● TASK TO CARRY OUT: Exactly the lines from the one with "Emit a LaTeX" through the one with "Sơ đồ trình" should be returned, both ends included and nothing else. Omit any pictures.

● DATA:
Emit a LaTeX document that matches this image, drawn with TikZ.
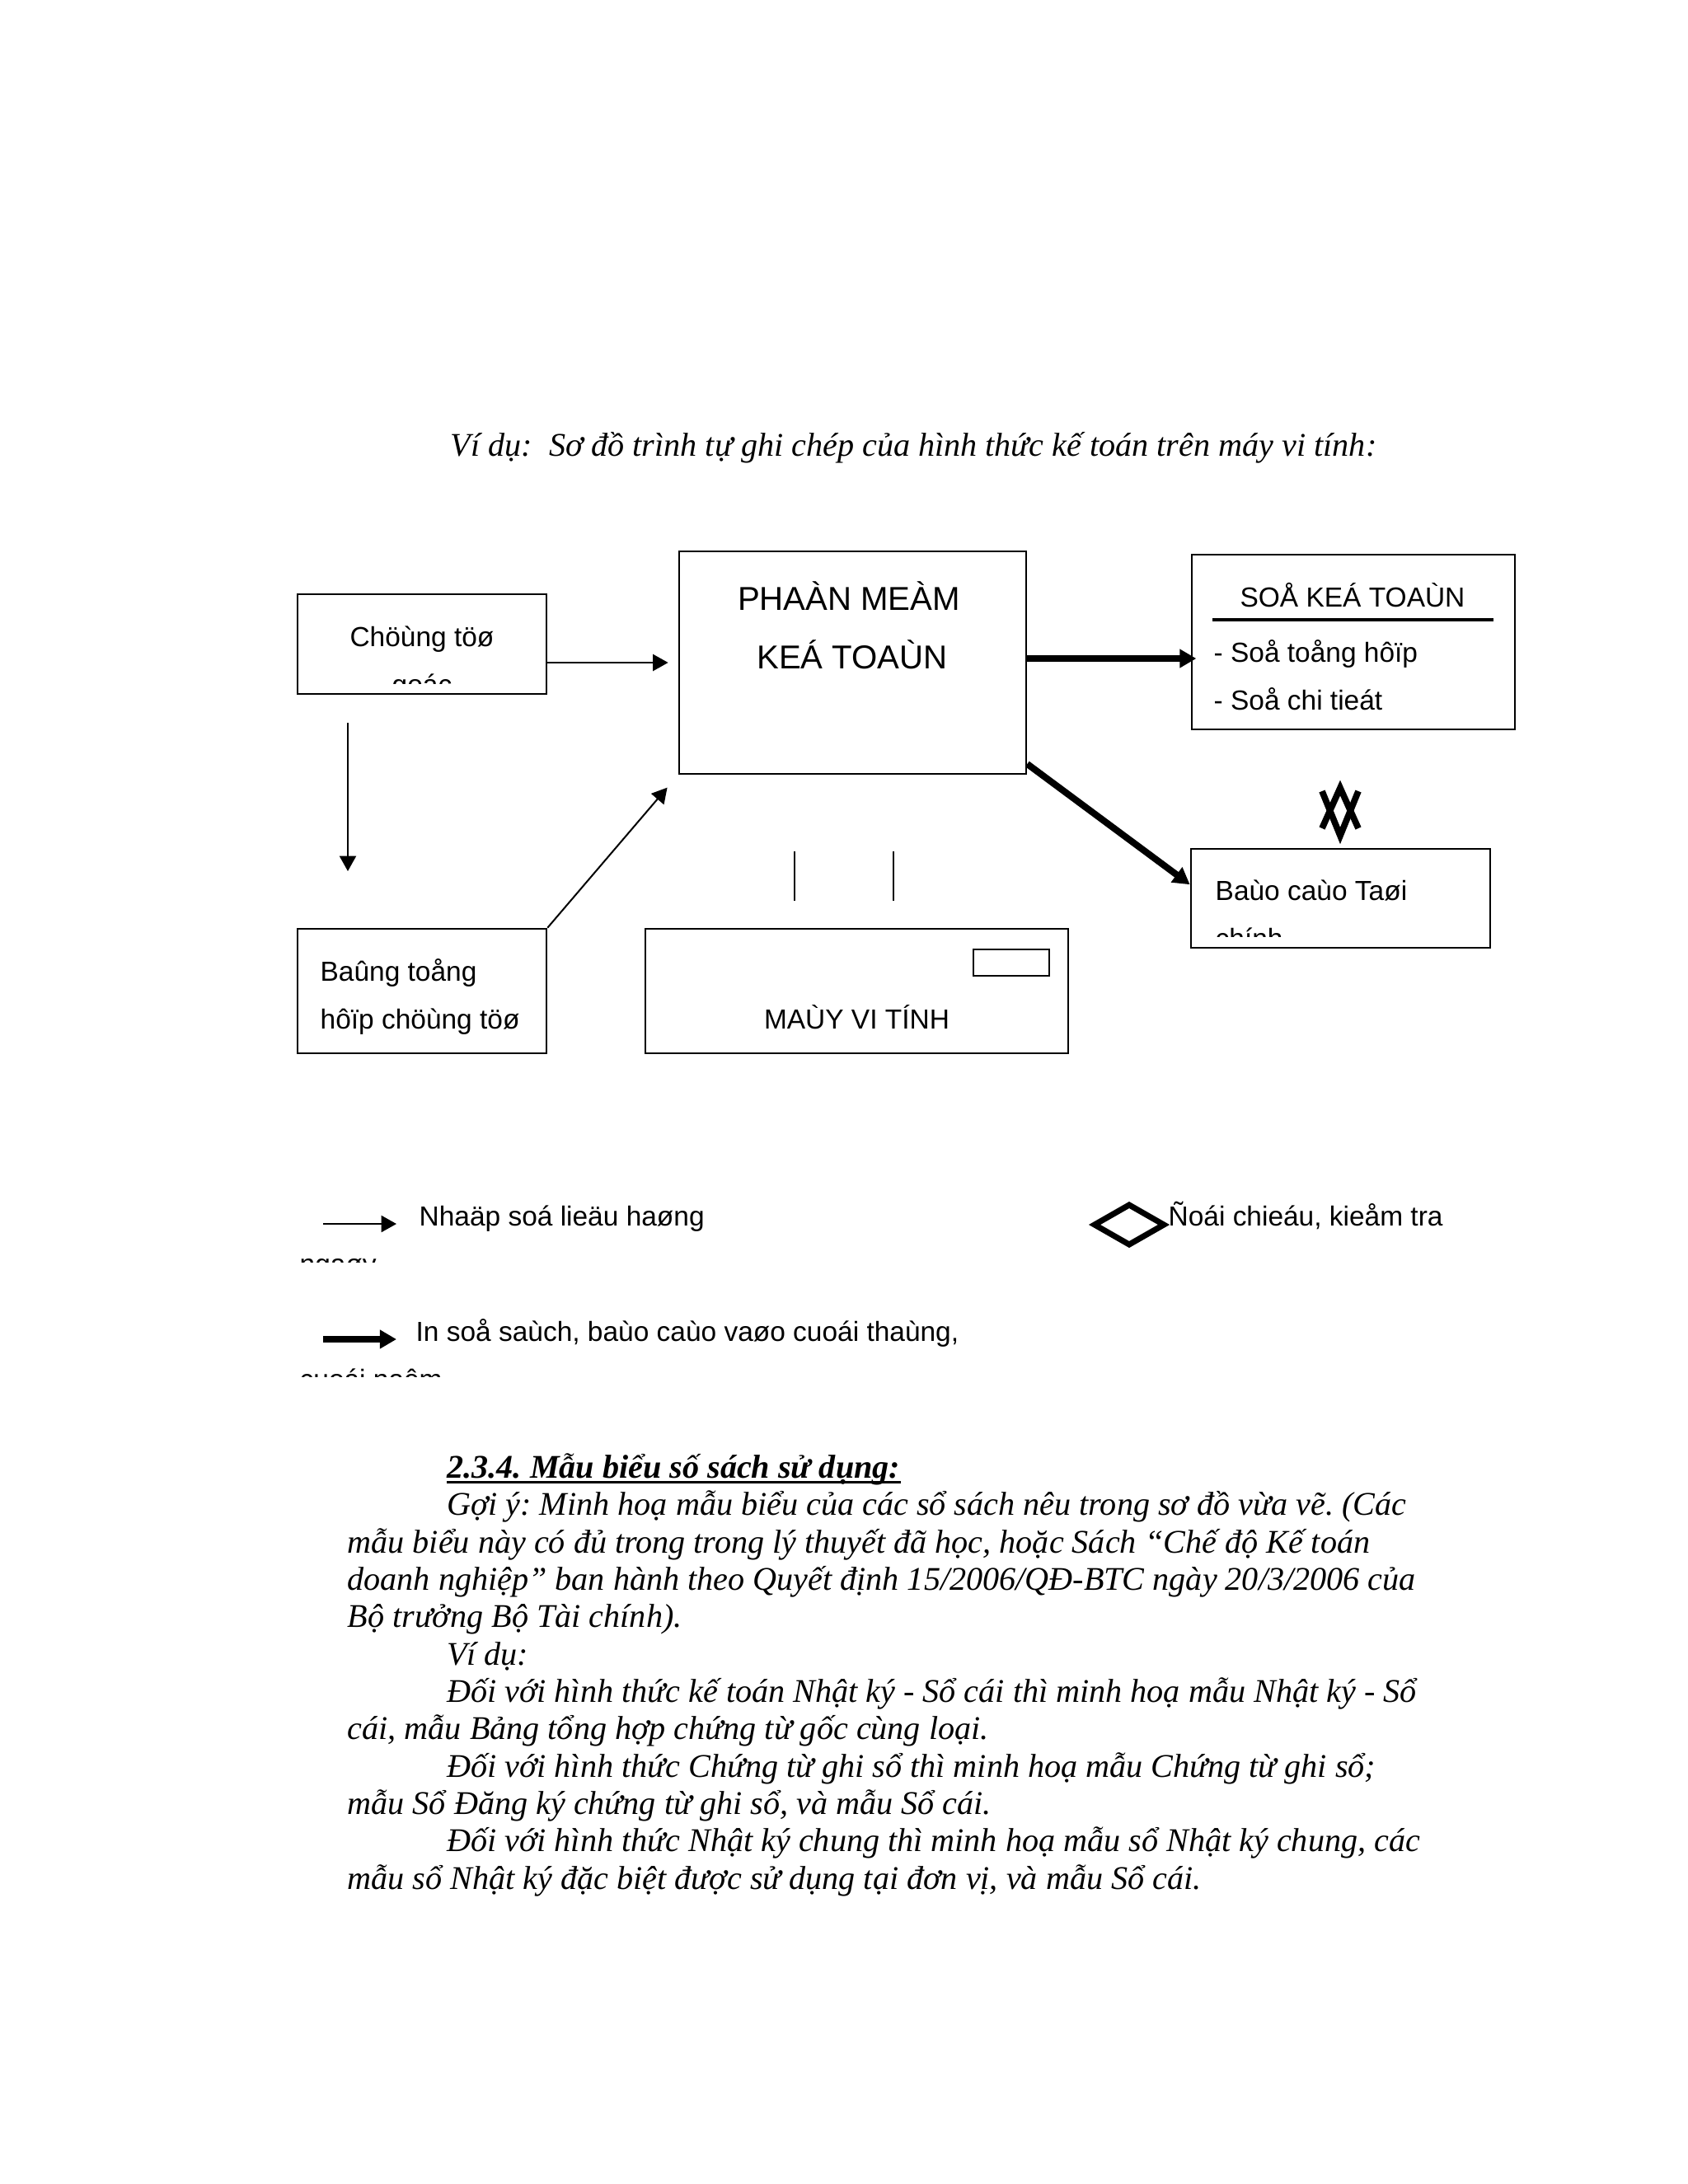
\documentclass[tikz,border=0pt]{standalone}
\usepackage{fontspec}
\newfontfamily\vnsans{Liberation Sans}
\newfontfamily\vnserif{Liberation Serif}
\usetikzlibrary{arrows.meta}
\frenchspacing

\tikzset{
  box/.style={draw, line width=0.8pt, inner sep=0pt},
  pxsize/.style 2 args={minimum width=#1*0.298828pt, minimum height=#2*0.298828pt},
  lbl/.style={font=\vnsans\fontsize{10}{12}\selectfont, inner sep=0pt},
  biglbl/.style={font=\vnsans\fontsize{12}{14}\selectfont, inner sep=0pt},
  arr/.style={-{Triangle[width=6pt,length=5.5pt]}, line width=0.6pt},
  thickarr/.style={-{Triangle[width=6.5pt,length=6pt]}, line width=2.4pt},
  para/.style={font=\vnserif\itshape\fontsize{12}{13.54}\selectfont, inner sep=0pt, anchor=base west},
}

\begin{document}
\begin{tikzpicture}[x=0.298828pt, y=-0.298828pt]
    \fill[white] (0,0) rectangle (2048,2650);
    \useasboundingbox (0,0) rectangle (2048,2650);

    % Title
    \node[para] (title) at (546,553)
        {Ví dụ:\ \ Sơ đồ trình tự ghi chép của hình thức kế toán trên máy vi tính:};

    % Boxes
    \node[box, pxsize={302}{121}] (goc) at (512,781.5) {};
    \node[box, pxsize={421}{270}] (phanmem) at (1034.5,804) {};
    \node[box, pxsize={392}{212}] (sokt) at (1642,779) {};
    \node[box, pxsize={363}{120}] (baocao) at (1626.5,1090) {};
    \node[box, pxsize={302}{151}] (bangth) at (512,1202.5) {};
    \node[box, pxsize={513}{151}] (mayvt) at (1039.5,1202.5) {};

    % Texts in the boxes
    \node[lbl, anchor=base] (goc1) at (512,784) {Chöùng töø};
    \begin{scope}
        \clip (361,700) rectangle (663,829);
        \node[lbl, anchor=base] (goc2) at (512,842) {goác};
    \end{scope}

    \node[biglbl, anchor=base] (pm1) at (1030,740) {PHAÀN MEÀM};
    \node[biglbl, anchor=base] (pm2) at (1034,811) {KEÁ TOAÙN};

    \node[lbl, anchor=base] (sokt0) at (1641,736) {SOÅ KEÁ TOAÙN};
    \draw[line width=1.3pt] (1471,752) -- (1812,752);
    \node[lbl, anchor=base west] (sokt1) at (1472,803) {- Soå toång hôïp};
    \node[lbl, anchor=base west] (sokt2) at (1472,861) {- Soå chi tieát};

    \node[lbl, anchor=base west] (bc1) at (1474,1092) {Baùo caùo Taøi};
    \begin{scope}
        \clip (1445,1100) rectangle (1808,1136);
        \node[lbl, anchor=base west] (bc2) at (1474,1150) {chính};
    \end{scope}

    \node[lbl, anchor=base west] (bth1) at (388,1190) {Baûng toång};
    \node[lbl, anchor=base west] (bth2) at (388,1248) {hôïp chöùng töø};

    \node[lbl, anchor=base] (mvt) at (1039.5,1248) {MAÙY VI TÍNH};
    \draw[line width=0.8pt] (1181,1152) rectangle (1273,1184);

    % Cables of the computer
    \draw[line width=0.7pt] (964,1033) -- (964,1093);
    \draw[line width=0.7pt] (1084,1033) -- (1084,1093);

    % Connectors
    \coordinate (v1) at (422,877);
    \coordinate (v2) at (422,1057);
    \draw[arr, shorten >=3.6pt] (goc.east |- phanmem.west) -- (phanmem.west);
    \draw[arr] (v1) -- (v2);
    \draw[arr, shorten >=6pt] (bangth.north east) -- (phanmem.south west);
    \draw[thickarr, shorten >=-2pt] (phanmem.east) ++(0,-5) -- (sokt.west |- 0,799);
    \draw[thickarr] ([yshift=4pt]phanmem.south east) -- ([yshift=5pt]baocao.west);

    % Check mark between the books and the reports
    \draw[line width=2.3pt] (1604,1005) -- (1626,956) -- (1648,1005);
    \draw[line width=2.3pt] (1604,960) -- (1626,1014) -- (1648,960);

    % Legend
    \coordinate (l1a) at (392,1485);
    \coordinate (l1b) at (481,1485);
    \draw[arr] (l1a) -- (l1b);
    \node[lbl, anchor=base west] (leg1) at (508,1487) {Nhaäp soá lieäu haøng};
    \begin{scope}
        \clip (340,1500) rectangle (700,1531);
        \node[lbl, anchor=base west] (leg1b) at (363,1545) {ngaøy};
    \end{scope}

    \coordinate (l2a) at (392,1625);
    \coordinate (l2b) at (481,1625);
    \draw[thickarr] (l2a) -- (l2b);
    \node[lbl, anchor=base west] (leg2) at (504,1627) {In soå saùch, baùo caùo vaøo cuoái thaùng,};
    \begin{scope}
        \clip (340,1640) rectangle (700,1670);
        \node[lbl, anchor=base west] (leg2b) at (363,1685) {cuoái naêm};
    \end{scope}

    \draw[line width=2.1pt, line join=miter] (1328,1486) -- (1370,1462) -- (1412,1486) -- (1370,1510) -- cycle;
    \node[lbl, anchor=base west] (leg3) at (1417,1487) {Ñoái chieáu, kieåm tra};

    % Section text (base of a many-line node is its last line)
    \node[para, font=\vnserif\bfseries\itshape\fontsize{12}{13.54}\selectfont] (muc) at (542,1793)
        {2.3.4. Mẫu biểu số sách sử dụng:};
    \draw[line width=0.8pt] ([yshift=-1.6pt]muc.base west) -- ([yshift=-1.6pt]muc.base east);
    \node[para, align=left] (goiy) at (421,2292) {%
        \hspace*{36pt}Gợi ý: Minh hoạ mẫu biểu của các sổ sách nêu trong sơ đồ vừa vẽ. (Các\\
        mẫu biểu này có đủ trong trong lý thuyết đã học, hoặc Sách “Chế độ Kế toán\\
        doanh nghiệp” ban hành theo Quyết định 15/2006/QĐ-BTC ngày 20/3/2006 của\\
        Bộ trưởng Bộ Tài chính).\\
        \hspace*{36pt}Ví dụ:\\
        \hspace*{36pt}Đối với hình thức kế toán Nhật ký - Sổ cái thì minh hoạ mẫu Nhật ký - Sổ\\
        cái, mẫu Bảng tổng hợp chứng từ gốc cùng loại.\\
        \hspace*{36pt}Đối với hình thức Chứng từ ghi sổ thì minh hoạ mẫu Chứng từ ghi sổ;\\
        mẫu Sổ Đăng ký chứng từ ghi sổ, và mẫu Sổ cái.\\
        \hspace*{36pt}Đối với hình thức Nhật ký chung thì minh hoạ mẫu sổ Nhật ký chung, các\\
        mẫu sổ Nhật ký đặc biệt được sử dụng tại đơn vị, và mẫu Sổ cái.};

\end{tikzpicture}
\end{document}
---
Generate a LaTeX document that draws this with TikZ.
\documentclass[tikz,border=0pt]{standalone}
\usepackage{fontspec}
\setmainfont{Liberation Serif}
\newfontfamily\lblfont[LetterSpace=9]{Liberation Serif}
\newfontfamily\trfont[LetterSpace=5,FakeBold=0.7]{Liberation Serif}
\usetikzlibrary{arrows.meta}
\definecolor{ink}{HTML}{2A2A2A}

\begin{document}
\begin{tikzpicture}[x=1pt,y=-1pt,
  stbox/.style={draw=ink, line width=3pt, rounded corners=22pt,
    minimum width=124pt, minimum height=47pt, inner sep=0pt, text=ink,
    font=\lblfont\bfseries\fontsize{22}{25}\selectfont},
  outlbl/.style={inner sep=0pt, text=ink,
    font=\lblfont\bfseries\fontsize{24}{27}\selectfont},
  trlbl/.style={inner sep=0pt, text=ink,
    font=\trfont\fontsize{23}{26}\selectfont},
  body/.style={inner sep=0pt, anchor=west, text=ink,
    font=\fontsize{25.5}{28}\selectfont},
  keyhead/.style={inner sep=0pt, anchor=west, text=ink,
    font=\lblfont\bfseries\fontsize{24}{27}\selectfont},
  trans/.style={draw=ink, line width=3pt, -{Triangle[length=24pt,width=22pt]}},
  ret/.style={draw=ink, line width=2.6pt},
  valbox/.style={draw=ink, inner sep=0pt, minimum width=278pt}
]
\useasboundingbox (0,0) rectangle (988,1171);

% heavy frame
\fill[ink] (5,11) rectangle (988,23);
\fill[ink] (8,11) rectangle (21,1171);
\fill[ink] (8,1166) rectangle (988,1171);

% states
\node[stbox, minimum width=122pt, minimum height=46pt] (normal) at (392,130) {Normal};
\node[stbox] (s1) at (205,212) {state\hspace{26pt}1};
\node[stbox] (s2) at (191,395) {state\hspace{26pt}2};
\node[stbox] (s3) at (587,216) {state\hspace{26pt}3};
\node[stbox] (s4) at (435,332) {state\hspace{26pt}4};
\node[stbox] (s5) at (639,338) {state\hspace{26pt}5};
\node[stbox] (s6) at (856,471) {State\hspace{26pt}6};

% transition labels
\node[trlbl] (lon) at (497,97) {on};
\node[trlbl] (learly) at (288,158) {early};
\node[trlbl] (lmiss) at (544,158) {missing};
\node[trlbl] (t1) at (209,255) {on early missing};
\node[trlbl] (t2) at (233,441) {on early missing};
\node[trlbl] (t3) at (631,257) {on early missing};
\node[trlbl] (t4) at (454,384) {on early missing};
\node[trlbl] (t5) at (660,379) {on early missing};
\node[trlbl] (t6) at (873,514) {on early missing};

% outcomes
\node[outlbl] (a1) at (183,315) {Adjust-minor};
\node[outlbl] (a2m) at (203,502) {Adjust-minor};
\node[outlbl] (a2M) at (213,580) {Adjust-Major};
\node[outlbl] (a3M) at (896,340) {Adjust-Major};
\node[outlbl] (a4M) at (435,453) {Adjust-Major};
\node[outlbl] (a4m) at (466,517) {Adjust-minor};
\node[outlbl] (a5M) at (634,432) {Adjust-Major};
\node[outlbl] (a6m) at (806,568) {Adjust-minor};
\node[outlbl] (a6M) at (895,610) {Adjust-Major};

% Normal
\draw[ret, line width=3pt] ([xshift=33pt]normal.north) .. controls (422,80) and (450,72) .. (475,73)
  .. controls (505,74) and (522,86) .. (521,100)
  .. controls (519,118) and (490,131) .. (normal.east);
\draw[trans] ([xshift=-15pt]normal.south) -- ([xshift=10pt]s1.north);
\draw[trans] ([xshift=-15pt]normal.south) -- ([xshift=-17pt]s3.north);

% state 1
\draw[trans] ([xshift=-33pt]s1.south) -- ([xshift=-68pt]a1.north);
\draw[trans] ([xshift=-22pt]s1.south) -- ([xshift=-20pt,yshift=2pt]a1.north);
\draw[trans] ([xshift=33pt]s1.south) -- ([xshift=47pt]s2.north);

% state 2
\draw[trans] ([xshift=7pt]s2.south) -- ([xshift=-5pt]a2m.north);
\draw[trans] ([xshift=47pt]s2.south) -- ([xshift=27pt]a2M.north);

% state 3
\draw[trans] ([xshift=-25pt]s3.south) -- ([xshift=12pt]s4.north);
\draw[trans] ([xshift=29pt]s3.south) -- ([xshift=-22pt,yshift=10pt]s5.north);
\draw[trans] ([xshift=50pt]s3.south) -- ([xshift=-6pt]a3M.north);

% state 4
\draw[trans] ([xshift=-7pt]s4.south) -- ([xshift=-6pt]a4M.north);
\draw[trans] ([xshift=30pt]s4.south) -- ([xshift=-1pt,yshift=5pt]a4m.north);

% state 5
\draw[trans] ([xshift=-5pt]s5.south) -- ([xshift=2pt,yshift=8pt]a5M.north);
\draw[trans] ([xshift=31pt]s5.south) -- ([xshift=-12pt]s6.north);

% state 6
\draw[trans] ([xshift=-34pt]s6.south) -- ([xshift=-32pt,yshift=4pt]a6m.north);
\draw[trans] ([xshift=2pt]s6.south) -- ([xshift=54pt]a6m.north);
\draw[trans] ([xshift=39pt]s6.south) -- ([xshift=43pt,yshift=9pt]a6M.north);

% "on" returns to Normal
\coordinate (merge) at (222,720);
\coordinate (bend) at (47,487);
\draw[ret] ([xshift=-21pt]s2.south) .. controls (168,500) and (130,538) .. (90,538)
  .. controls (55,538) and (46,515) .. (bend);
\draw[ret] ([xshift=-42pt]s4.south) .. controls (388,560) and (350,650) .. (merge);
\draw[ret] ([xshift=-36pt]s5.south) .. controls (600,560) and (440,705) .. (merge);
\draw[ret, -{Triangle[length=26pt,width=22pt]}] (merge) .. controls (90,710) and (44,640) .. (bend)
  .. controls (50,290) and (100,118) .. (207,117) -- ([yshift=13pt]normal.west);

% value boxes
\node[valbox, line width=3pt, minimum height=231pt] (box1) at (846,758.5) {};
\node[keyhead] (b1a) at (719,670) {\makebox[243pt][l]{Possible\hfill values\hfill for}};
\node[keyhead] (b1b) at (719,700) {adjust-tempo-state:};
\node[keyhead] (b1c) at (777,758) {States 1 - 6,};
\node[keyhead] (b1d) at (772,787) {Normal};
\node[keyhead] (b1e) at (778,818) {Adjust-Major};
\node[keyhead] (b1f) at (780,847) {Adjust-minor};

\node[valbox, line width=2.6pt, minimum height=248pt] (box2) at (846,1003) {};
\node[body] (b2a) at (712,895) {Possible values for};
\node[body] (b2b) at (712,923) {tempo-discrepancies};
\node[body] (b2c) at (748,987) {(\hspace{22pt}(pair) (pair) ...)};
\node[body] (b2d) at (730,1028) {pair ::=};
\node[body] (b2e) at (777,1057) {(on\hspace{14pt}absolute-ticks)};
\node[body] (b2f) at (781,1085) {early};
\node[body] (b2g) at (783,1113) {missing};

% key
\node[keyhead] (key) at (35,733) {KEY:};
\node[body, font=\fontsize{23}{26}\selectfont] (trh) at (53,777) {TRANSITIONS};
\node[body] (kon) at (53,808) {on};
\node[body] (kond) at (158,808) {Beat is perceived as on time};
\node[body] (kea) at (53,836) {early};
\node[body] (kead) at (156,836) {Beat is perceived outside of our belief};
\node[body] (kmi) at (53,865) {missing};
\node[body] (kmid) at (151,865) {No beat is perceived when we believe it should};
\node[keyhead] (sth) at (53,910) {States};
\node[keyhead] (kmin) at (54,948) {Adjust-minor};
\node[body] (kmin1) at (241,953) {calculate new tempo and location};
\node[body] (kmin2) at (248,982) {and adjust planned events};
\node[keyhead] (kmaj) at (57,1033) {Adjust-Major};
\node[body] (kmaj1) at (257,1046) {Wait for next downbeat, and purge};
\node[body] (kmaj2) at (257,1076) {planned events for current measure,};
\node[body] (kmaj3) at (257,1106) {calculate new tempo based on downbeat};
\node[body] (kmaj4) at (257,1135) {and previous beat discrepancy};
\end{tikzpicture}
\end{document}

● EXERCISE SOLUTION:
Emit a LaTeX document that matches this image, drawn with TikZ.
\documentclass[tikz,border=0pt]{standalone}
\usepackage{fontspec}
\newfontfamily\vnsans{Liberation Sans}
\newfontfamily\vnserif{Liberation Serif}
\usetikzlibrary{arrows.meta}
\frenchspacing

\tikzset{
  box/.style={draw, line width=0.8pt, inner sep=0pt},
  pxsize/.style 2 args={minimum width=#1*0.298828pt, minimum height=#2*0.298828pt},
  lbl/.style={font=\vnsans\fontsize{10}{12}\selectfont, inner sep=0pt},
  biglbl/.style={font=\vnsans\fontsize{12}{14}\selectfont, inner sep=0pt},
  arr/.style={-{Triangle[width=6pt,length=5.5pt]}, line width=0.6pt},
  thickarr/.style={-{Triangle[width=6.5pt,length=6pt]}, line width=2.4pt},
  para/.style={font=\vnserif\itshape\fontsize{12}{13.54}\selectfont, inner sep=0pt, anchor=base west},
}

\begin{document}
\begin{tikzpicture}[x=0.298828pt, y=-0.298828pt]
    \fill[white] (0,0) rectangle (2048,2650);
    \useasboundingbox (0,0) rectangle (2048,2650);

    % Title
    \node[para] (title) at (546,553)
        {Ví dụ:\ \ Sơ đồ trình tự ghi chép của hình thức kế toán trên máy vi tính:};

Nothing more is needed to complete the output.